No me gusta pensar que echa de menos su casa.
El doctor Clifton apareció un día en la librería de mi padre. Estaba de visita en la ciudad, dijo, y al recordar que mi padre tenía una librería pensó que valdría la pena visitarla, aunque le quedara un poco lejos, para ver si tenía un volumen de medicina del siglo XVIII en el que estaba interesado. Por casualidad lo teníamos, y el doctor Clifton y mi padre conversaron amigablemente sobre aquel libro hasta la hora de cerrar. Como compensación por habernos retenido hasta tan tarde, nos invitó a cenar. Fue una velada muy agradable y como todavía pasaría una noche más en la ciudad, mi padre le invitó a cenar al día siguiente con la familia.

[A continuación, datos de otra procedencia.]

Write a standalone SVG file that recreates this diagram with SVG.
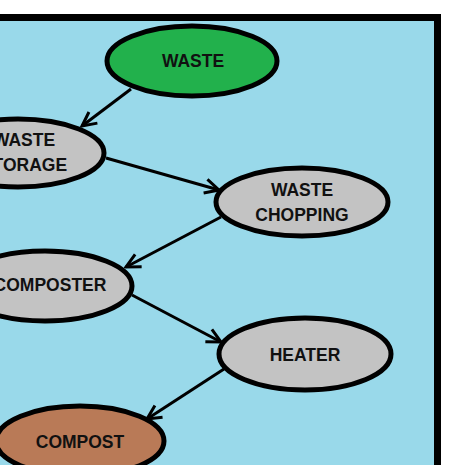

En la cocina mi madre me dijo que era «un hombre muy agradable, Margaret, muy agradable». Aquella sería su última tarde. Fuimos a dar un paseo por el río, pero esa vez él y yo solos, porque papá estaba demasiado ocupado escribiendo cartas para poder acompañarnos. Le conté la historia del fantasma de Angelfield. Él escuchó atentamente y cuando terminé, continuamos con nuestro paseo, despacio y en silencio.